The Super-Emitter Response Program

Alongside Subpart W reporting, EPA runs a separate but related Methane Super Emitter Program targeting the largest unplanned releases. Under 40 CFR Part 60, Subpart OOOOb, a super-emitter event is any oil and gas emission event detected by approved remote sensing methods with a quantified release rate of 100 kilograms per hour of methane or greater. EPA-approved third parties conduct aerial or satellite monitoring and notify the agency when they detect an event meeting this threshold.

When EPA forwards that notification to an owner or operator, the clock starts fast. The operator must begin an investigation within five calendar days of receiving the notification and complete the investigation and report findings to EPA within 15 days.11US EPA. Methane Super Emitter Program Those timelines leave little room for delay. Operators in basins where remote monitoring is active should have response procedures in place before a notification arrives, not after.

Status of the Methane Waste Emissions Charge

The Inflation Reduction Act of 2022 created a Waste Emissions Charge (WEC) that would have imposed fees on methane emissions exceeding certain intensity thresholds at facilities already reporting under Subpart W. The charge was set at $900 per metric ton for 2024, $1,200 for 2025, and $1,500 for 2026 and beyond. However, Public Law 119-21, signed on July 4, 2025, pushed the start date from calendar year 2024 to calendar year 2034.12GovInfo.
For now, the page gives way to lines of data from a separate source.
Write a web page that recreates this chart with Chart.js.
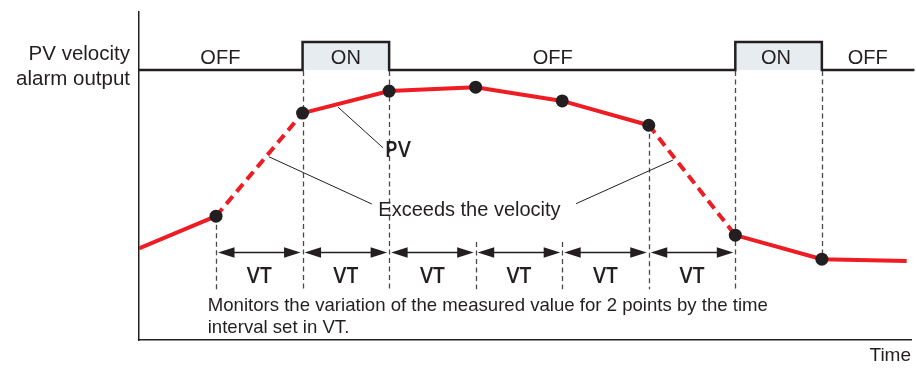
<!DOCTYPE html>
<html>
<head>
<meta charset="utf-8">
<title>PV velocity alarm</title>
<script src="https://cdn.jsdelivr.net/npm/chart.js@4.4.1/dist/chart.umd.min.js"></script>
<style>
  html, body { margin: 0; padding: 0; background: #fff; }
  canvas { display: block; }
</style>
</head>
<body>
<canvas id="chart" width="916" height="368"></canvas>
<script>
// PV samples, one every VT (time axis in VT units)
const pvTimes = [0.11, 1, 2, 3, 4, 5, 6, 7, 8, 8.98];
const pvValues = [28.0, 37.8, 69.2, 75.9, 77.1, 72.9, 65.5, 32.0, 24.7, 24.1];
// segments (start index) where the change exceeds the velocity setting
const exceedFrom = [1, 6];

// alarm output: switching times and the state after each switch
const alarmTimes = [0.11, 2, 3, 7, 8, 9.07];
const alarmStates = [0, 1, 0, 1, 0, 0];
const alarmLabels = ["OFF", "ON", "OFF", "ON", "OFF"];
const alarmLabelTimes = [1.05, 2.5, 4.89, 7.47, 8.53];

// VT intervals are measured between these sample indexes
const vtFirst = 1;
const vtLast = 7;

const INK = "#231f20";
const RED = "#ee1d23";
const TEXT_FONT = "Liberation Sans, Arial, sans-serif";
const LABEL_FONT = "'Open Sans', sans-serif";

// annotation lines and notes, placed in (time, PV) units
const arrowLevel = 26.8;
const guideFloor = 15.5;
const guideCeil = 29.9;
const vtLevel = 17.3;
const leaders = [
  [[2.41, 71.0], [2.93, 58.6]],
  [[1.61, 55.9], [2.80, 41.5]],
  [[5.16, 41.6], [6.28, 54.9]],
];
const notes = [
  { text: "PV", t: 2.95, v: 55.7, font: "600 21px " + LABEL_FONT },
  { text: "Exceeds the velocity", t: 2.875, v: 37.8, font: "20px " + TEXT_FONT },
  { text: "Monitors the variation of the measured value for 2 points by the time", t: 0.904, v: 8.93, font: "18.6px " + TEXT_FONT },
  { text: "interval set in VT.", t: 0.904, v: 2.23, font: "18.6px " + TEXT_FONT },
];

const pvData = pvTimes.map((t, i) => ({ x: t, y: pvValues[i] }));
const alarmData = alarmTimes.map((t, i) => ({ x: t, y: alarmStates[i] }));

function arrowHead(ctx, tipX, y, dir) {
  ctx.beginPath();
  ctx.moveTo(tipX, y);
  ctx.lineTo(tipX + dir * 16.5, y - 5.2);
  ctx.lineTo(tipX + dir * 16.5, y + 5.2);
  ctx.closePath();
  ctx.fill();
}

const diagram = {
  id: "diagram",
  beforeDatasetsDraw(chart) {
    const { ctx, scales: { x, y, y2 } } = chart;
    const offLine = y2.getPixelForValue(0);
    ctx.save();
    ctx.strokeStyle = "#4a4a4c";
    ctx.lineWidth = 1.3;
    ctx.setLineDash([5, 3.5]);
    for (let i = vtFirst; i <= pvTimes.length - 2; i++) {
      const px = Math.round(x.getPixelForValue(pvTimes[i])) + 0.5;
      let top;
      if (alarmTimes.includes(pvTimes[i])) top = offLine + 1;
      else if (exceedFrom.includes(i)) top = y.getPixelForValue(pvValues[i]);
      else top = y.getPixelForValue(guideCeil);
      const bottom = i > vtLast ? y.getPixelForValue(pvValues[i]) : y.getPixelForValue(guideFloor);
      ctx.beginPath();
      ctx.moveTo(px, top);
      ctx.lineTo(px, bottom);
      ctx.stroke();
    }
    ctx.restore();
  },
  afterDatasetsDraw(chart) {
    const { ctx, chartArea, scales: { x, y, y2 } } = chart;
    ctx.save();
    ctx.fillStyle = INK;
    ctx.strokeStyle = INK;

    // VT interval arrows
    const ay = Math.round(y.getPixelForValue(arrowLevel)) + 0.5;
    ctx.lineWidth = 1.5;
    ctx.font = "600 21px " + LABEL_FONT;
    ctx.textAlign = "center";
    ctx.textBaseline = "alphabetic";
    for (let i = vtFirst; i < vtLast; i++) {
      const x0 = x.getPixelForValue(pvTimes[i]) + 2;
      const x1 = x.getPixelForValue(pvTimes[i + 1]) - 2;
      ctx.beginPath();
      ctx.moveTo(x0 + 8, ay);
      ctx.lineTo(x1 - 8, ay);
      ctx.stroke();
      arrowHead(ctx, x0, ay, 1);
      arrowHead(ctx, x1, ay, -1);
      ctx.fillText("VT", (x0 + x1) / 2, y.getPixelForValue(vtLevel));
    }

    // leader lines
    ctx.lineWidth = 1;
    leaders.forEach(([a, b]) => {
      ctx.beginPath();
      ctx.moveTo(x.getPixelForValue(a[0]), y.getPixelForValue(a[1]));
      ctx.lineTo(x.getPixelForValue(b[0]), y.getPixelForValue(b[1]));
      ctx.stroke();
    });

    // notes
    ctx.textAlign = "left";
    notes.forEach(n => {
      ctx.font = n.font;
      ctx.fillText(n.text, x.getPixelForValue(n.t), y.getPixelForValue(n.v));
    });

    // alarm state labels
    const offLine = y2.getPixelForValue(0);
    const onLine = y2.getPixelForValue(1);
    ctx.font = "20px " + TEXT_FONT;
    ctx.textAlign = "center";
    alarmLabels.forEach((s, i) => {
      ctx.fillText(s, x.getPixelForValue(alarmLabelTimes[i]), (offLine + onLine) / 2 + 8);
    });

    // row title on the left
    ctx.textAlign = "right";
    ctx.font = "20.5px " + TEXT_FONT;
    ctx.fillText("PV velocity", chartArea.left - 9, offLine - 10);
    ctx.fillText("alarm output", chartArea.left - 9, offLine + 14.5);
    ctx.restore();
  },
};

new Chart(document.getElementById("chart"), {
  type: "scatter",
  data: {
    datasets: [
      {
        label: "PV",
        data: pvData,
        showLine: true,
        borderColor: RED,
        borderWidth: 4,
        borderCapStyle: "butt",
        pointRadius: pvTimes.map((t, i) => (i === 0 || i === pvTimes.length - 1 ? 0 : 6.5)),
        pointHoverRadius: 0,
        pointBackgroundColor: INK,
        pointBorderWidth: 0,
        segment: {
          borderDash: (c) => (exceedFrom.includes(c.p0DataIndex) ? [10, 6] : undefined),
        },
      },
      {
        label: "PV velocity alarm output",
        data: alarmData,
        yAxisID: "y2",
        showLine: true,
        stepped: true,
        borderColor: INK,
        borderWidth: 2.5,
        pointRadius: 0,
        fill: { value: 0 },
        backgroundColor: "#e7ecf0",
        clip: false,
      },
    ],
  },
  options: {
    responsive: false,
    animation: false,
    events: [],
    layout: { padding: { left: 139, right: 5, top: 12, bottom: 0 } },
    plugins: { legend: { display: false }, tooltip: { enabled: false } },
    scales: {
      x: {
        type: "linear",
        min: 0.11,
        max: 9.03,
        grid: { display: false, drawTicks: false },
        ticks: { display: false },
        border: { display: true, color: INK, width: 1.5 },
        title: {
          display: true,
          text: "Time",
          align: "end",
          color: INK,
          font: { family: TEXT_FONT, size: 19 },
          padding: { top: 4, bottom: 1 },
        },
      },
      y: {
        min: 0,
        max: 100,
        grid: { display: false, drawTicks: false },
        ticks: { display: false },
        border: { display: true, color: INK, width: 1.5 },
      },
      y2: {
        display: false,
        min: -9.64,
        max: 2.07,
      },
    },
  },
  plugins: [diagram],
});
</script>
</body>
</html>
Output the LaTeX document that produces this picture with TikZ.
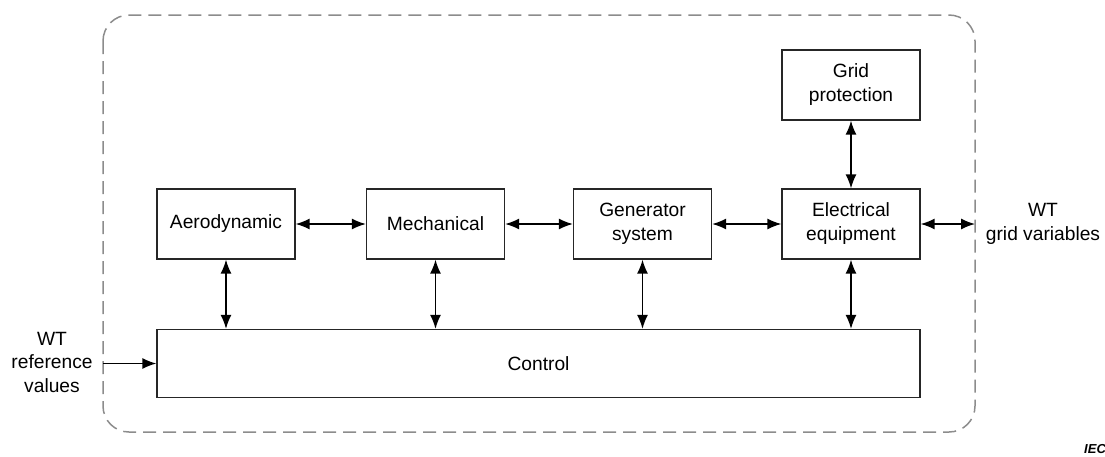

Public Law 119-21 The same law rescinded unobligated funding for the related Methane Emissions Reduction Program that provided financial incentives to reduce emissions.

The practical effect is that no facility will owe the methane charge for reporting years through 2033 under current law. Congress could revisit this before 2034, either by accelerating the effective date or repealing the charge entirely. For now, though, Subpart W reporting obligations remain fully in force regardless of the charge’s delay. The data you report still feeds into enforcement decisions, public disclosure, and EPA’s broader regulatory programs. Treating the charge delay as a reason to deprioritize reporting accuracy would be a mistake.